Holding — Campbell, J.
- The Court of Appeals of the State of Texas held that the summary judgment for Fannie Mae was affirmed, as the mechanic's liens constituted a transfer of interest in the property, triggering personal liability for PRP and the Vandenburgs.
Rule
- A mechanic's lien that is validly filed and not timely remedied constitutes a transfer of interest in the property, triggering personal liability under loan documents.
Reasoning
- The Court of Appeals of the State of Texas reasoned that the mechanic's liens filed by Pavement Services and other subcontractors were valid and properly attached to the property under Texas law.
- The court determined that the lien affidavit filed by Pavement Services complied with the Texas Property Code, as it included the month in which the work was completed.
- The court rejected the appellants' argument that an unperfected lien did not constitute an encumbrance under the loan documents, as the presence of the liens constituted a transfer of interest, which was a default under the terms of the agreement.
- Furthermore, the court noted that the liens were not timely "bonded off" or remedied, thereby establishing the liability of the appellants.
- The court found that Fannie Mae had conclusively proven all necessary elements of its claim under the loan documents.

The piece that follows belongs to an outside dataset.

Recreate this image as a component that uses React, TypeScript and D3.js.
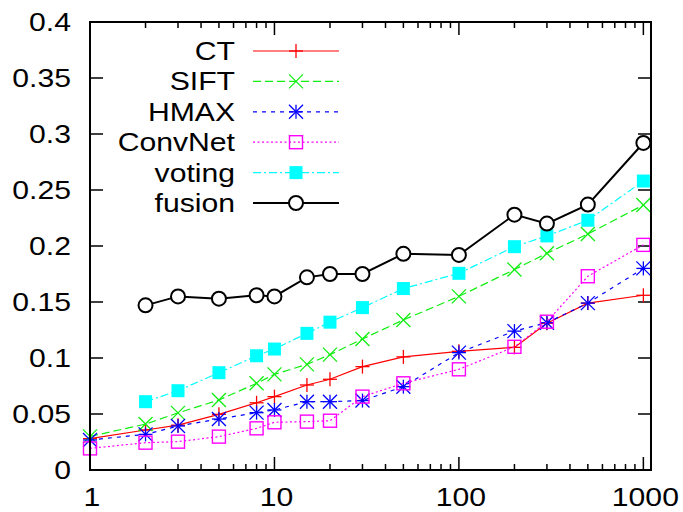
import React from "react";
import * as d3 from "d3";

const xValues = [1, 2, 3, 5, 8, 10, 15, 20, 30, 50, 100, 200, 300, 500, 1000];

const ctValues = [0.028, 0.0357, 0.040, 0.0497, 0.060, 0.0655, 0.0759, 0.081, 0.0923, 0.101, 0.106, 0.1095, 0.131, 0.149, 0.156];
const siftValues = [0.030, 0.041, 0.051, 0.0625, 0.0774, 0.0854, 0.0943, 0.103, 0.117, 0.134, 0.155, 0.179, 0.1935, 0.2107, 0.2366];
const hmaxValues = [0.0268, 0.0318, 0.0393, 0.0455, 0.0512, 0.0536, 0.061, 0.061, 0.062, 0.0744, 0.1048, 0.124, 0.1315, 0.149, 0.180];
const convnetValues = [0.0193, 0.0244, 0.0253, 0.0298, 0.0372, 0.0426, 0.0432, 0.044, 0.0655, 0.0774, 0.0899, 0.110, 0.1324, 0.173, 0.201];
const votingValues = [null, 0.061, 0.0708, 0.0869, 0.102, 0.108, 0.122, 0.132, 0.145, 0.162, 0.1756, 0.1994, 0.209, 0.223, 0.258];
const fusionValues = [null, 0.147, 0.155, 0.153, 0.156, 0.155, 0.172, 0.175, 0.175, 0.193, 0.192, 0.228, 0.220, 0.237, 0.292];

const seriesNames = ["CT", "SIFT", "HMAX", "ConvNet", "voting", "fusion"];

const yTickValues = [0, 0.05, 0.1, 0.15, 0.2, 0.25, 0.3, 0.35, 0.4];
const yTickLabels = ["0", "0.05", "0.1", "0.15", "0.2", "0.25", "0.3", "0.35", "0.4"];
const xTickValues = [1, 10, 100, 1000];
const xTickLabels = ["1", "10", "100", "1000"];

type Style = {
  color: string;
  dash: string;
  width: number;
  marker: "plus" | "cross" | "star" | "osquare" | "fsquare" | "circle";
};

const styles: Style[] = [
  { color: "#ff0000", dash: "", width: 1.2, marker: "plus" },
  { color: "#11ee11", dash: "8,4", width: 1.2, marker: "cross" },
  { color: "#0000ff", dash: "4,5", width: 1.2, marker: "star" },
  { color: "#ff00ff", dash: "2,2.5", width: 1.2, marker: "osquare" },
  { color: "#00ffff", dash: "8,3,2,3", width: 1.2, marker: "fsquare" },
  { color: "#000000", dash: "", width: 2, marker: "circle" },
];

const allSeries = [ctValues, siftValues, hmaxValues, convnetValues, votingValues, fusionValues];

const FONT = "'Liberation Sans', Arial, Helvetica, sans-serif";
const FS = 26;
const SX = 1.16;

function Marker({ x, y, s }: { x: number; y: number; s: Style }) {
  const h = 7;
  const c = s.color;
  switch (s.marker) {
    case "plus":
      return (
        <g stroke={c} strokeWidth={1.3}>
          <line x1={x - h} y1={y} x2={x + h} y2={y} />
          <line x1={x} y1={y - h} x2={x} y2={y + h} />
        </g>
      );
    case "cross":
      return (
        <g stroke={c} strokeWidth={1.3}>
          <line x1={x - h} y1={y - h} x2={x + h} y2={y + h} />
          <line x1={x - h} y1={y + h} x2={x + h} y2={y - h} />
        </g>
      );
    case "star":
      return (
        <g stroke={c} strokeWidth={1.3}>
          <line x1={x - h} y1={y} x2={x + h} y2={y} />
          <line x1={x} y1={y - h} x2={x} y2={y + h} />
          <line x1={x - h} y1={y - h} x2={x + h} y2={y + h} />
          <line x1={x - h} y1={y + h} x2={x + h} y2={y - h} />
        </g>
      );
    case "osquare":
      return <rect x={x - 6.5} y={y - 6.5} width={13} height={13} fill="none" stroke={c} strokeWidth={1.4} />;
    case "fsquare":
      return <rect x={x - 6.5} y={y - 6.5} width={13} height={13} fill={c} stroke="none" />;
    case "circle":
      return <circle cx={x} cy={y} r={7} fill="white" stroke={c} strokeWidth={2} />;
  }
  return null;
}

function Label({ x, y, anchor, children }: { x: number; y: number; anchor: string; children: React.ReactNode }) {
  return (
    <text
      transform={`translate(${x},${y}) scale(${SX},1)`}
      textAnchor={anchor}
      fontFamily={FONT}
      fontSize={FS}
      fill="#000"
    >
      {children}
    </text>
  );
}

export default function App() {
  const W = 683;
  const H = 512;
  const left = 90;
  const right = 651;
  const top = 22;
  const bottom = 470;

  const x = d3.scaleLog().domain([1, 1100]).range([left, right]);
  const y = d3.scaleLinear().domain([0, 0.4]).range([bottom, top]);

  const minorTicks: number[] = [];
  for (const dec of [1, 10, 100]) {
    for (let k = 2; k <= 9; k++) minorTicks.push(dec * k);
  }

  const lineGen = d3
    .line<[number, number | null]>()
    .defined((d) => d[1] !== null)
    .x((d) => x(d[0]))
    .y((d) => y(d[1] as number));

  const legendX1 = 253;
  const legendX2 = 339;
  const legendMid = 296;
  const legendY0 = 51;
  const legendStep = 30.4;

  return (
    <svg width={W} height={H} style={{ position: "absolute", left: 0, top: 0, background: "white" }}>
      <rect x={0} y={0} width={W} height={H} fill="white" />
      {/* ticks */}
      <g stroke="#000" strokeWidth={1.5}>
        {yTickValues.map((v, i) => (
          <g key={"yt" + i}>
            <line x1={left} x2={left + 13} y1={y(v)} y2={y(v)} />
            <line x1={right} x2={right - 13} y1={y(v)} y2={y(v)} />
          </g>
        ))}
        {xTickValues.map((v, i) => (
          <g key={"xt" + i}>
            <line x1={x(v)} x2={x(v)} y1={bottom} y2={bottom - 13} />
            <line x1={x(v)} x2={x(v)} y1={top} y2={top + 13} />
          </g>
        ))}
        {minorTicks.map((v, i) => (
          <g key={"mt" + i}>
            <line x1={x(v)} x2={x(v)} y1={bottom} y2={bottom - 6} />
            <line x1={x(v)} x2={x(v)} y1={top} y2={top + 6} />
          </g>
        ))}
      </g>
      {/* tick labels */}
      {yTickValues.map((v, i) => (
        <Label key={"yl" + i} x={71} y={y(v) + 9} anchor="end">
          {yTickLabels[i]}
        </Label>
      ))}
      {xTickValues.map((v, i) => (
        <Label key={"xl" + i} x={x(v) + 2} y={506} anchor="middle">
          {xTickLabels[i]}
        </Label>
      ))}
      {/* series */}
      {allSeries.map((vals, si) => {
        const s = styles[si];
        const pts: [number, number | null][] = xValues.map((xv, i) => [xv, vals[i]]);
        const ly = legendY0 + si * legendStep;
        return (
          <g key={"s" + si}>
            <path
              d={lineGen(pts) || ""}
              fill="none"
              stroke={s.color}
              strokeWidth={s.width}
              strokeDasharray={s.dash || undefined}
            />
            {pts
              .filter((p) => p[1] !== null)
              .map((p, i) => (
                <Marker key={i} x={x(p[0])} y={y(p[1] as number)} s={s} />
              ))}
            <Label x={235} y={ly + 9} anchor="end">
              {seriesNames[si]}
            </Label>
            <line
              x1={legendX1}
              x2={legendX2}
              y1={ly}
              y2={ly}
              stroke={s.color}
              strokeWidth={s.width}
              strokeDasharray={s.dash || undefined}
            />
            <Marker x={legendMid} y={ly} s={s} />
          </g>
        );
      })}
      {/* border */}
      <rect x={left} y={top} width={right - left} height={bottom - top} fill="none" stroke="#000" strokeWidth={2} />
    </svg>
  );
}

Deep Dive: How the Court Reached Its Decision
Court's Interpretation of Liens
The court examined the validity of the mechanic's liens filed by subcontractors and determined that they were valid under Texas law. The court found that Pavement Services' lien affidavit met the statutory requirements outlined in the Texas Property Code, specifically noting that the affidavit included a general statement of the work performed and the month in which it was completed. The appellants argued that the affidavit was deficient because it did not reference work performed in June 2010, but the court held that the affidavit's specification of July 2010 was sufficient to satisfy the legal requirements. Thus, the court concluded that the lien properly attached to the property, countering the appellants' claims regarding the perfection of the liens. The court affirmed that the presence of these liens constituted a valid encumbrance on the property, which was critical in determining the liability of the appellants.
Implications of Unperfected Liens
The court addressed the appellants' contention that an unperfected lien should not constitute an encumbrance triggering liability under the loan documents. It reasoned that regardless of the perfection status, the existence of a lien itself represented an encumbrance that fell within the definition of a "transfer" of interest. The loan documents explicitly stated that any transfer, including the creation of a lien, would trigger personal liability for PRP and the Vandenburgs. Therefore, even if the liens were argued to be unperfected, they still constituted an event of default under the terms of the agreement. The court emphasized that the contractual language clearly delineated the obligations and consequences associated with such transfers, reinforcing the notion that the appellants were liable.
Failure to Remedy Liens
The court highlighted that the liens filed by the subcontractors were not timely "bonded off" or remedied to the satisfaction of Fannie Mae, which further solidified the appellants' liability. Under the loan documents, the failure to address the liens within a specified timeframe constituted a default, activating the personal liability provisions for the appellants. The court underscored that the absence of timely remedial action meant that the liens remained valid and enforceable against the property. This failure was crucial in affirming Fannie Mae's claim for the deficiency balance remaining after the foreclosure sale. The court's analysis focused on the contractual obligations of PRP and the Vandenburgs, which included adhering to timelines and properly managing encumbrances on the property.
Summary Judgment Standards
In evaluating the summary judgment motions, the court applied a de novo standard of review, which meant it independently assessed whether Fannie Mae had conclusively proved its claims. The court noted that Fannie Mae needed to establish all elements necessary to prove liability under the loan documents, including the existence of the guaranty agreement, terms of the underlying contract, and the occurrence of events triggering liability. The court found that Fannie Mae successfully met this burden by demonstrating that the mechanic's liens constituted a transfer of interest, thereby establishing the liability of the appellants. The court also recognized that the appellants did not prevail in their motion for summary judgment, signifying that the evidence supported Fannie Mae's position. Consequently, the court affirmed the trial court's decision, reinforcing the validity of the summary judgment in favor of Fannie Mae.
Conclusion on Liability
Ultimately, the court concluded that the summary judgment record contained conclusive evidence of an event triggering the personal liability of PRP and the Vandenburgs. The court's reasoning centered on the interpretation of the loan documents and the statutory requirements for valid liens. Given the findings regarding the mechanic's liens, the court affirmed that they constituted a transfer of interest in the property under the terms outlined in the loan agreement. This determination solidified the appellants' financial obligations following the foreclosure sale and underscored the importance of adhering to contractual stipulations regarding encumbrances. The court's decision reinforced the principle that personal liability could arise from contractual agreements tied to property interests, particularly in the context of default scenarios.